The most severe consequence comes under 11 U.S.C. Section 727(a)(2), which allows courts to deny a debtor’s entire bankruptcy discharge if the debtor transferred, removed, destroyed, or concealed property within one year before filing with intent to hinder, delay, or defraud a creditor.7Office of the Law Revision Counsel. 11 USC 727 – Discharge A denied discharge means the debtor’s debts survive bankruptcy entirely. The same rule applies to property of the bankruptcy estate that the debtor conceals after filing. For debtors who thought bankruptcy would be a fresh start, a fraudulent transfer made in the months before filing can turn that strategy into a disaster.
The UVTA does not include a fee-shifting provision. Under the American Rule, each side pays its own legal costs regardless of who wins. This means a creditor who successfully unwinds a fraudulent transfer typically cannot recover the attorney fees spent proving the fraud — an outcome that frustrates many creditors, especially when the fraud was blatant.
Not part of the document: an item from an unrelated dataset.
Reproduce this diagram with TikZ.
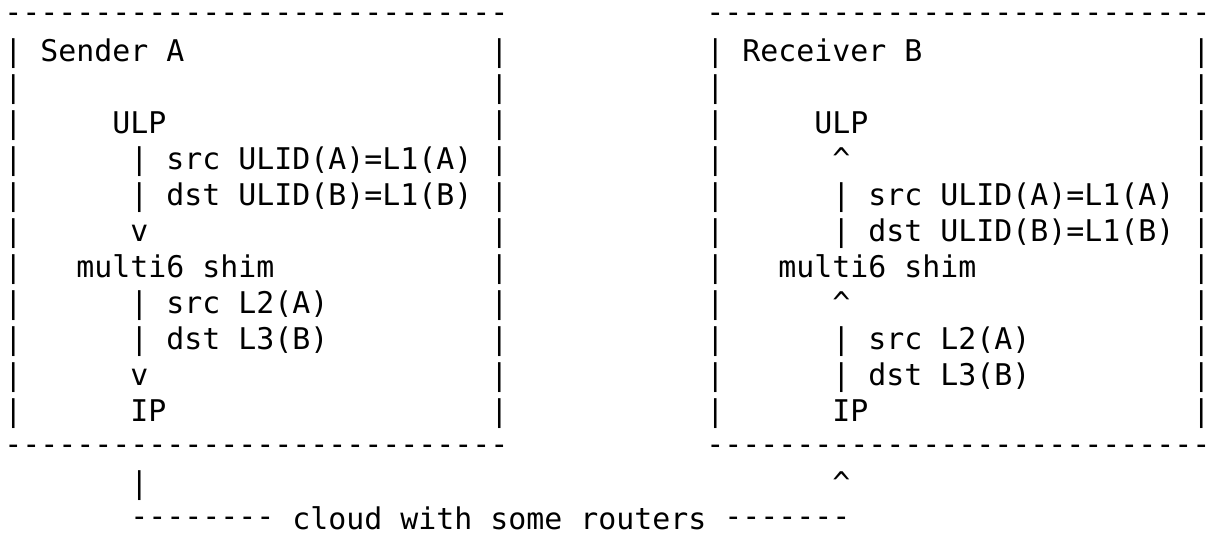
\documentclass[tikz,border=0pt]{standalone}
\usepackage{fontspec}
\setmonofont{DejaVu Sans Mono}
\newcommand\ascnode[4]{\node[asc] (#1) at (#2+0.239,#3+0.711) {#4};}
\newcommand\dashrun[1]{\raisebox{3.5pt}{#1}}
\begin{document}
\begin{tikzpicture}[x=18pt,y=-36pt,
  asc/.style={anchor=base west,inner sep=0pt,outer sep=0pt,
    font=\ttfamily\fontsize{29.9}{36}\selectfont,text=black}]
\useasboundingbox (0,0) rectangle (67.556,15.417);
% line 0
\ascnode{atop}{0}{0}{\dashrun{----------------------------}}
\ascnode{btop}{39}{0}{\dashrun{----------------------------}}
% line 1
\ascnode{al1}{0}{1}{|}\ascnode{asend}{2}{1}{Sender A}\ascnode{ar1}{27}{1}{|}
\ascnode{bl1}{39}{1}{|}\ascnode{brecv}{41}{1}{Receiver B}\ascnode{br1}{66}{1}{|}
% line 2
\ascnode{al2}{0}{2}{|}\ascnode{ar2}{27}{2}{|}\ascnode{bl2}{39}{2}{|}\ascnode{br2}{66}{2}{|}
% line 3
\ascnode{al3}{0}{3}{|}\ascnode{aulp}{6}{3}{ULP}\ascnode{ar3}{27}{3}{|}
\ascnode{bl3}{39}{3}{|}\ascnode{bulp}{45}{3}{ULP}\ascnode{br3}{66}{3}{|}
% line 4
\ascnode{al4}{0}{4}{|}\ascnode{ap4}{7}{4}{|}\ascnode{asrc1}{9}{4}{src ULID(A)=L1(A)}\ascnode{ar4}{27}{4}{|}
\ascnode{bl4}{39}{4}{|}\ascnode{bup1}{46}{4}{\textasciicircum}\ascnode{br4}{66}{4}{|}
% line 5
\ascnode{al5}{0}{5}{|}\ascnode{ap5}{7}{5}{|}\ascnode{adst1}{9}{5}{dst ULID(B)=L1(B)}\ascnode{ar5}{27}{5}{|}
\ascnode{bl5}{39}{5}{|}\ascnode{bp5}{46}{5}{|}\ascnode{bsrc1}{48}{5}{src ULID(A)=L1(A)}\ascnode{br5}{66}{5}{|}
% line 6
\ascnode{al6}{0}{6}{|}\ascnode{adn1}{7}{6}{v}\ascnode{ar6}{27}{6}{|}
\ascnode{bl6}{39}{6}{|}\ascnode{bp6}{46}{6}{|}\ascnode{bdst1}{48}{6}{dst ULID(B)=L1(B)}\ascnode{br6}{66}{6}{|}
% line 7
\ascnode{al7}{0}{7}{|}\ascnode{ashim}{4}{7}{multi6 shim}\ascnode{ar7}{27}{7}{|}
\ascnode{bl7}{39}{7}{|}\ascnode{bshim}{43}{7}{multi6 shim}\ascnode{br7}{66}{7}{|}
% line 8
\ascnode{al8}{0}{8}{|}\ascnode{ap8}{7}{8}{|}\ascnode{asrc2}{9}{8}{src L2(A)}\ascnode{ar8}{27}{8}{|}
\ascnode{bl8}{39}{8}{|}\ascnode{bup2}{46}{8}{\textasciicircum}\ascnode{br8}{66}{8}{|}
% line 9
\ascnode{al9}{0}{9}{|}\ascnode{ap9}{7}{9}{|}\ascnode{adst2}{9}{9}{dst L3(B)}\ascnode{ar9}{27}{9}{|}
\ascnode{bl9}{39}{9}{|}\ascnode{bp9}{46}{9}{|}\ascnode{bsrc2}{48}{9}{src L2(A)}\ascnode{br9}{66}{9}{|}
% line 10
\ascnode{al10}{0}{10}{|}\ascnode{adn2}{7}{10}{v}\ascnode{ar10}{27}{10}{|}
\ascnode{bl10}{39}{10}{|}\ascnode{bp10}{46}{10}{|}\ascnode{bdst2}{48}{10}{dst L3(B)}\ascnode{br10}{66}{10}{|}
% line 11
\ascnode{al11}{0}{11}{|}\ascnode{aip}{7}{11}{IP}\ascnode{ar11}{27}{11}{|}
\ascnode{bl11}{39}{11}{|}\ascnode{bip}{46}{11}{IP}\ascnode{br11}{66}{11}{|}
% line 12
\ascnode{abot}{0}{12}{\dashrun{----------------------------}}
\ascnode{bbot}{39}{12}{\dashrun{----------------------------}}
% line 13
\ascnode{aout}{7}{13}{|}\ascnode{bin}{46}{13}{\textasciicircum}
% line 14
\ascnode{cl}{7}{14}{\dashrun{--------}}
\ascnode{cloud}{16}{14}{cloud with some routers}
\ascnode{cr}{40}{14}{\dashrun{-------}}
\end{tikzpicture}
\end{document}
A handful of states have added their own fee-shifting provisions when enacting the UVTA. Separate from the UVTA, courts in some jurisdictions can award punitive damages in fraudulent transfer cases, but the bar is high. Courts have required proof that the debtor’s conduct was gross, wanton, and involved a level of moral culpability beyond ordinary fraud. Simply proving that a transfer was made with intent to defraud creditors is generally not enough by itself to trigger punitive damages.